Holding — Per Curiam
- The Supreme Court of Oklahoma held that the radio company was entitled to assert the separate advertising agreement as a defense against Universal Credit Company's claim.
Rule
- A conditional sales contract loses its negotiable character when an action in replevin is initiated, allowing the buyer to assert defenses available against the original seller.
Reasoning
- The court reasoned that a conditional sales contract, although it may contain elements of a negotiable instrument, loses that status when an action in replevin is brought, as it waives the negotiable character of the contract.
- It stated that the distinction between negotiable and nonnegotiable instruments must be maintained and that defenses available against a nonnegotiable instrument can be raised by the buyer, even if the action is brought by an assignee.
- The court referenced previous cases to support the idea that the assignee of a nonnegotiable instrument takes it subject to all defenses available against the original seller.
- It noted that the existence of the separate advertising agreement should have been disclosed, and that the radio company was not deprived of its defenses by the assignment of the contract.
- Thus, the court affirmed the lower court's ruling that the radio company could assert the defense of payment through the advertising agreement.

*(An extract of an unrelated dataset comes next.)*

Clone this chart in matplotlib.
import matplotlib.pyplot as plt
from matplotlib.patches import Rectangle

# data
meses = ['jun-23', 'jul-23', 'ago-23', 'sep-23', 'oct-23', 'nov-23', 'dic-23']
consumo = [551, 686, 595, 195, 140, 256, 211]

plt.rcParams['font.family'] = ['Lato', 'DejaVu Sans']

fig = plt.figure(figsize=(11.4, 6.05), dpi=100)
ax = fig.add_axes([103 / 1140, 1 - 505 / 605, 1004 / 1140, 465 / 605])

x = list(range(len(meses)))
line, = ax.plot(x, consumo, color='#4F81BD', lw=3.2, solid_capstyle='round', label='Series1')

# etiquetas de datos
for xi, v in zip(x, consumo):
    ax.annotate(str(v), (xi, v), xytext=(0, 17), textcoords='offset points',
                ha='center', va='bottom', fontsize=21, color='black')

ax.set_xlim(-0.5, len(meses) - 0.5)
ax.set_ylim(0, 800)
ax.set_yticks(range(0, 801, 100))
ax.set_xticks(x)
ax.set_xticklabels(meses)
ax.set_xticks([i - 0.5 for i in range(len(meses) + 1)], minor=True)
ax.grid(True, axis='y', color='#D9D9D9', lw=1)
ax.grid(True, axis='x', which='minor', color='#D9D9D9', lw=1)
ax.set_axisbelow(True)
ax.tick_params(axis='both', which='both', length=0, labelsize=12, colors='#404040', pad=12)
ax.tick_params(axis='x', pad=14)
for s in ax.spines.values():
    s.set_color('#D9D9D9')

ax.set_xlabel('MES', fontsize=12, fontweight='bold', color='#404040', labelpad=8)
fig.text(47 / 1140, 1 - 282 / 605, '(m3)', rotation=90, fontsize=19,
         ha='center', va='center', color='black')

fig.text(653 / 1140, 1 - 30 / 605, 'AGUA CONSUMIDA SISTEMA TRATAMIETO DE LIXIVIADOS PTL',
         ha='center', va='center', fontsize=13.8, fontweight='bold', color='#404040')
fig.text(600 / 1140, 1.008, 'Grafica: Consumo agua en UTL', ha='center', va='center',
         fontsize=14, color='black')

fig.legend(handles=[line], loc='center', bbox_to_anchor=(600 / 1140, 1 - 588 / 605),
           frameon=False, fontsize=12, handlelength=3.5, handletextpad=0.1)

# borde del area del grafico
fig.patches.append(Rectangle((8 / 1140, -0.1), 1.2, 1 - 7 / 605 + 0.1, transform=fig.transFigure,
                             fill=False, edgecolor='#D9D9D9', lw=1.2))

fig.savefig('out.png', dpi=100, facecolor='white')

Deep Dive: How the Court Reached Its Decision
Nature of Conditional Sales Contracts
The court recognized that a conditional sales contract, while it may incorporate some characteristics of a negotiable instrument, effectively loses its negotiable status when an action in replevin is initiated. This determination was based on the principle that when a party brings a replevin action claiming absolute title to property described in a conditional sales contract, it waives any negotiable characteristics the contract might have possessed. The court emphasized that this waiver is crucial because it preserves the distinction between negotiable and nonnegotiable instruments, allowing the buyer to assert defenses available against the original seller, even in cases involving an assignee of the contract. Therefore, the court concluded that the plaintiff, Universal Credit Company, could not enforce a claim to the automobile based solely on the conditional sales contract in light of the defenses available to the defendant, National Radio Manufacturing Company.

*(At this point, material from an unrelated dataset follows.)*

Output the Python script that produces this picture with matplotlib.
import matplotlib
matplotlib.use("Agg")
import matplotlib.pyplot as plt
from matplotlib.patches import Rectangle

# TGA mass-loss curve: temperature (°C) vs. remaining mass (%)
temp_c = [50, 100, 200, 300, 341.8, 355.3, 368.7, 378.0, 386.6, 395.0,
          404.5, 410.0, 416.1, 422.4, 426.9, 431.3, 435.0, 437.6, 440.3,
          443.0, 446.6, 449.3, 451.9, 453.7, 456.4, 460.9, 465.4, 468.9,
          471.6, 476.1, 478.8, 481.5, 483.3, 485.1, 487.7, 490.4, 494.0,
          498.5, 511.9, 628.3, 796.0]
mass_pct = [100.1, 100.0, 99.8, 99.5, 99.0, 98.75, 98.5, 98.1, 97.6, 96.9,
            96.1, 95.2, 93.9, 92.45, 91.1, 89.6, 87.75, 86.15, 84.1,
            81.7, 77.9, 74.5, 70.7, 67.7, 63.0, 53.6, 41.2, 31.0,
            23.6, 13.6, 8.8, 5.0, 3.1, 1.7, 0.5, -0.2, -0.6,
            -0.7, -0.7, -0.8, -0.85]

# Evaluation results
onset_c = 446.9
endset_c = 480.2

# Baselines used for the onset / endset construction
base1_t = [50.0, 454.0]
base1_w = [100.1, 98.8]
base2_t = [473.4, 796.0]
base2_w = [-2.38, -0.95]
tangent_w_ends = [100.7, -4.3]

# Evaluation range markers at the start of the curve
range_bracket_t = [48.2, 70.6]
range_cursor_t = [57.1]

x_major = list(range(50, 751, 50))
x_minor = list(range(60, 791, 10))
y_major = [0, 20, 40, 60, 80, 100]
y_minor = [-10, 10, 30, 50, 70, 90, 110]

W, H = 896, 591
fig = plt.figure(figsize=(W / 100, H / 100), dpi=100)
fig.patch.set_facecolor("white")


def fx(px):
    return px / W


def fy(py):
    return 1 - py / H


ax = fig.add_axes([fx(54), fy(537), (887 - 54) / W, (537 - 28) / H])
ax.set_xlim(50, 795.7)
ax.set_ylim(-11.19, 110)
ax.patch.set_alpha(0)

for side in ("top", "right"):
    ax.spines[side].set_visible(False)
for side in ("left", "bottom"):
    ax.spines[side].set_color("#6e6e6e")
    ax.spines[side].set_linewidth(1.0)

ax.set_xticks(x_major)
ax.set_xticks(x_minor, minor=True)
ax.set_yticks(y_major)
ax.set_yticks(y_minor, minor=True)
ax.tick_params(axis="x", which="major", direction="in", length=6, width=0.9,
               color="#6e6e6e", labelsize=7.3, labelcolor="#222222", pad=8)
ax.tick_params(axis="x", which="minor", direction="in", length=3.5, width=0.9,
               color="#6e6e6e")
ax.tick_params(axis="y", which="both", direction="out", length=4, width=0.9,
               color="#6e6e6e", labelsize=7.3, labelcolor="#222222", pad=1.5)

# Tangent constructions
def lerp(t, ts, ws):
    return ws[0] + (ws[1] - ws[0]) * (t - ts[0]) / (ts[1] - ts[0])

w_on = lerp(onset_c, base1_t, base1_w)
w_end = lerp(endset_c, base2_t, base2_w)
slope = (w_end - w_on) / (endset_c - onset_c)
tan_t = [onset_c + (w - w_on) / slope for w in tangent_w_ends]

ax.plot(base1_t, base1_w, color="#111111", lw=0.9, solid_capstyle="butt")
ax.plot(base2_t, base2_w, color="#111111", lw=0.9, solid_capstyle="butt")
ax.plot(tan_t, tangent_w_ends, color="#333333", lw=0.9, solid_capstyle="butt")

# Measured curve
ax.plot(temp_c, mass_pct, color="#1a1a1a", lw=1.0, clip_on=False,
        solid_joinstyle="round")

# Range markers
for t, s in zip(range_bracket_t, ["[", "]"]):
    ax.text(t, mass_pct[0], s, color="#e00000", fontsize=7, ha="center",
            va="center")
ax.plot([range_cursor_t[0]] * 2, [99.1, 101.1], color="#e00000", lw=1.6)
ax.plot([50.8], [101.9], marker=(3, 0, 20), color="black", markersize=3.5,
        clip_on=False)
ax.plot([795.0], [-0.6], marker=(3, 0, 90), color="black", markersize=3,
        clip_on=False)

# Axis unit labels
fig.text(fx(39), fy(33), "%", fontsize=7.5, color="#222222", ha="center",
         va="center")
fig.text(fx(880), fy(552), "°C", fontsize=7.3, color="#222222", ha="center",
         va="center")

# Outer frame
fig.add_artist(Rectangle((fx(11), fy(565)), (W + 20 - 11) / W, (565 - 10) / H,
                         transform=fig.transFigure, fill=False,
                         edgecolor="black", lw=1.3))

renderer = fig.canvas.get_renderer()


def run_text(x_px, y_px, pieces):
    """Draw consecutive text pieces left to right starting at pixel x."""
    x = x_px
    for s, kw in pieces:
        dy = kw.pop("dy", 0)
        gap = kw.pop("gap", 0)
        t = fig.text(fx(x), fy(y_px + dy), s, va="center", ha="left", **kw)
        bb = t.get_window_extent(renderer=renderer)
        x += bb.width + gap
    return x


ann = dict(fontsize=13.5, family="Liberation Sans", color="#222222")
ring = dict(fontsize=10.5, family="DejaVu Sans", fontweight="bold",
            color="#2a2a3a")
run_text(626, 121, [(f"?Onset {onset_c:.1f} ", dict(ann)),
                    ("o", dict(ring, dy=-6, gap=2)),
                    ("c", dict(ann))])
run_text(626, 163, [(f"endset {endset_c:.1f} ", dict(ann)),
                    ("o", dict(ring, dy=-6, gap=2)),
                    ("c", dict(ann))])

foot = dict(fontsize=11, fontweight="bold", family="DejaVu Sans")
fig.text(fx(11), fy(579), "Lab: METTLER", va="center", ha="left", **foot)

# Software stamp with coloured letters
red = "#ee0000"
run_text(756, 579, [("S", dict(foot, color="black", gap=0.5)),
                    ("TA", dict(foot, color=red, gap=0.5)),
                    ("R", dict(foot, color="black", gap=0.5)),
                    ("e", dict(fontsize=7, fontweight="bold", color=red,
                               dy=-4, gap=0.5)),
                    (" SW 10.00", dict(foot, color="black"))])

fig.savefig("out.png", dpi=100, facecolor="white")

Defense Availability in Replevin Actions
The court further explained that the defenses against a nonnegotiable instrument remain intact even when the action is brought by an assignee. Citing previous case law, the court reiterated that the assignee of a conditional sales contract takes it subject to all defenses that the buyer could raise against the original seller. This principle was crucial in determining that the radio company was not deprived of its defense of payment due to the assignment of the contract. The court highlighted that the existence of the separate advertising agreement should have been disclosed, and the plaintiff's lack of knowledge of this agreement did not negate the defendant's right to assert it as a defense. Therefore, the radio company was entitled to assert the separate advertising agreement as a valid defense against the replevin action brought by Universal Credit Company.

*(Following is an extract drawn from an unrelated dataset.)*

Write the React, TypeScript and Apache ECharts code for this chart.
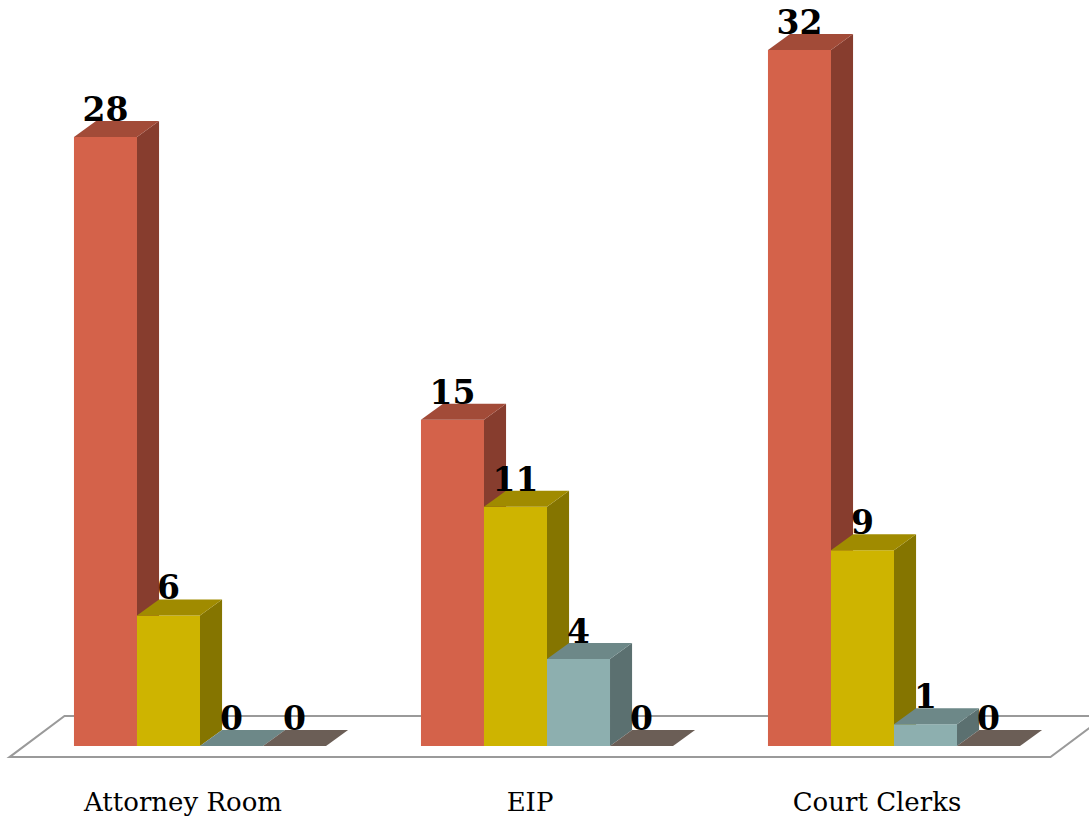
import { useEffect, useRef } from "react";
import * as echarts from "echarts";

// Category names and values for each of the four series
const categories = ["Attorney Room", "EIP", "Court Clerks"];
const seriesRed = [28, 15, 32];
const seriesYellow = [6, 11, 9];
const seriesTeal = [0, 4, 1];
const seriesBrown = [0, 0, 0];
const allSeries = [seriesRed, seriesYellow, seriesTeal, seriesBrown];

// Face shades for each box: front, right side, top
const shades = [
  { front: "#D4624A", side: "#873D2E", top: "#A24B38" },
  { front: "#CEB400", side: "#857500", top: "#A08B00" },
  { front: "#8DAFAF", side: "#5B7070", top: "#6D8888" },
  { front: "#7A6C62", side: "#564B44", top: "#6B5E56" },
];

const BAR_RATIO = 0.1816; // bar width relative to the category band
const GROUP_SHIFT = 0.049; // group offset to the right of the band centre
const DEPTH_X = 0.35; // depth offset, in bar widths
const DEPTH_Y = 0.254;

function boxRenderer(idx: number) {
  return (params: any, api: any) => {
    const cat = api.value(0);
    const val = api.value(1);
    const base = api.coord([cat, 0]);
    const top = api.coord([cat, val]);
    const band = api.size([1, 0])[0];
    const w = band * BAR_RATIO;
    const x0 = base[0] + band * GROUP_SHIFT + (idx - 2) * w;
    const x1 = x0 + w;
    const yb = base[1];
    const yt = top[1];
    const dx = w * DEPTH_X;
    const dy = w * DEPTH_Y;
    const c = shades[idx];
    const children: any[] = [];
    if (yb - yt > 0.5) {
      children.push({
        type: "rect",
        shape: { x: x0, y: yt, width: w, height: yb - yt },
        style: { fill: c.front },
      });
      children.push({
        type: "polygon",
        shape: {
          points: [
            [x1, yb],
            [x1 + dx, yb - dy],
            [x1 + dx, yt - dy],
            [x1, yt],
          ],
        },
        style: { fill: c.side },
      });
    }
    children.push({
      type: "polygon",
      shape: {
        points: [
          [x0, yt],
          [x1, yt],
          [x1 + dx, yt - dy],
          [x0 + dx, yt - dy],
        ],
      },
      style: { fill: c.top },
    });
    children.push({
      type: "text",
      x: x0 + w / 2,
      y: yt - dy + 5,
      style: {
        text: String(val),
        fill: "#000",
        font: "bold 33px 'DejaVu Serif'",
        align: "center",
        verticalAlign: "bottom",
        textAlign: "center",
        textVerticalAlign: "bottom",
      },
    });
    return { type: "group", children };
  };
}

// Floor plate under the bars, drawn from the grid extent
function floorRenderer(params: any, api: any) {
  const cs = params.coordSys;
  const base = api.coord([0, 0]);
  const band = api.size([1, 0])[0];
  const y0 = base[1];
  const front = y0 + band * 0.032;
  const back = y0 - band * 0.0865;
  const shift = band * 0.1585;
  return {
    type: "polygon",
    shape: {
      points: [
        [cs.x, front],
        [cs.x + cs.width, front],
        [cs.x + cs.width + shift, back],
        [cs.x + shift, back],
      ],
    },
    style: { fill: "#fff", stroke: "#9A9A9A", lineWidth: 2 },
  };
}

export default function App() {
  const ref = useRef<HTMLDivElement>(null);

  useEffect(() => {
    if (!ref.current) return;
    const chart = echarts.init(ref.current, null, { renderer: "svg" });
    chart.setOption({
      animation: false,
      backgroundColor: "#fff",
      grid: { left: 9.5, right: 38.5, top: 6.5, bottom: 72 },
      xAxis: {
        type: "category",
        data: categories,
        axisLine: { show: false },
        axisTick: { show: false },
        axisLabel: {
          margin: 43,
          color: "#000",
          fontFamily: "DejaVu Serif",
          fontSize: 26,
          lineHeight: 26,
          verticalAlign: "top",
        },
      },
      yAxis: {
        type: "value",
        min: 0,
        max: 34,
        show: false,
        splitLine: { show: false },
      },
      series: [
        {
          type: "custom",
          renderItem: floorRenderer,
          data: [[0, 0]],
          z: 1,
          silent: true,
        },
        ...allSeries.map((vals, i) => ({
          type: "custom",
          renderItem: boxRenderer(i),
          data: vals.map((v, k) => [k, v]),
          z: 2 + i,
        })),
      ],
    });
    return () => chart.dispose();
  }, []);

  return (
    <div
      ref={ref}
      style={{ position: "fixed", left: 0, top: 0, width: 1089, height: 818 }}
    />
  );
}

Estoppel and Innocent Purchaser Doctrine
The court addressed the plaintiff's argument regarding estoppel, which suggested that the radio company should bear the loss because it had signed the conditional sales contract, thereby enabling Universal Credit Company's claim. The court acknowledged the general rule of estoppel, which states that when two innocent parties must suffer due to a third party's wrongful act, the party who made the wrongful act possible should bear the loss. However, the court determined that this principle did not apply in the present case. Specifically, the court noted that the facts did not support the application of estoppel since the plaintiff had failed to perform due diligence in investigating the nature of the instrument it was purchasing. Consequently, the court concluded that the radio company was justified in asserting its defense, and the plaintiff could not rely on estoppel to overcome the valid defenses available to the defendant.
The Role of Statutory Law
The court referred to statutory provisions that delineate the rights associated with negotiable versus nonnegotiable instruments. It noted that the harsh rule denying a maker the right to assert defenses against a bona fide purchaser without notice applies specifically to negotiable instruments. The statutes explicitly exclude conditional sales contracts from this category, reinforcing the notion that defenses can be raised against nonnegotiable instruments, regardless of whether they have been assigned. The court clarified that allowing the plaintiff's theory of estoppel to prevail would contradict the established statutory framework and effectively blur the lines between negotiable and nonnegotiable instruments. Thus, the court emphasized that the radio company retained its right to assert defenses that would have been available against the original seller, regardless of the assignment of the conditional sales contract.
Conclusion of the Court
Ultimately, the court affirmed the lower court's judgment in favor of the defendant, National Radio Manufacturing Company. It held that the radio company was entitled to assert the separate advertising agreement as a defense against Universal Credit Company's claim in the replevin action. This decision reinforced the principles that defenses against nonnegotiable instruments are preserved even in the face of assignment and that a conditional sales contract loses its negotiable character when an action in replevin is brought. By upholding these principles, the court ensured that parties engaged in conditional sales contracts maintain their rights to assert valid defenses, thereby protecting the integrity of nonnegotiable instruments in commercial transactions.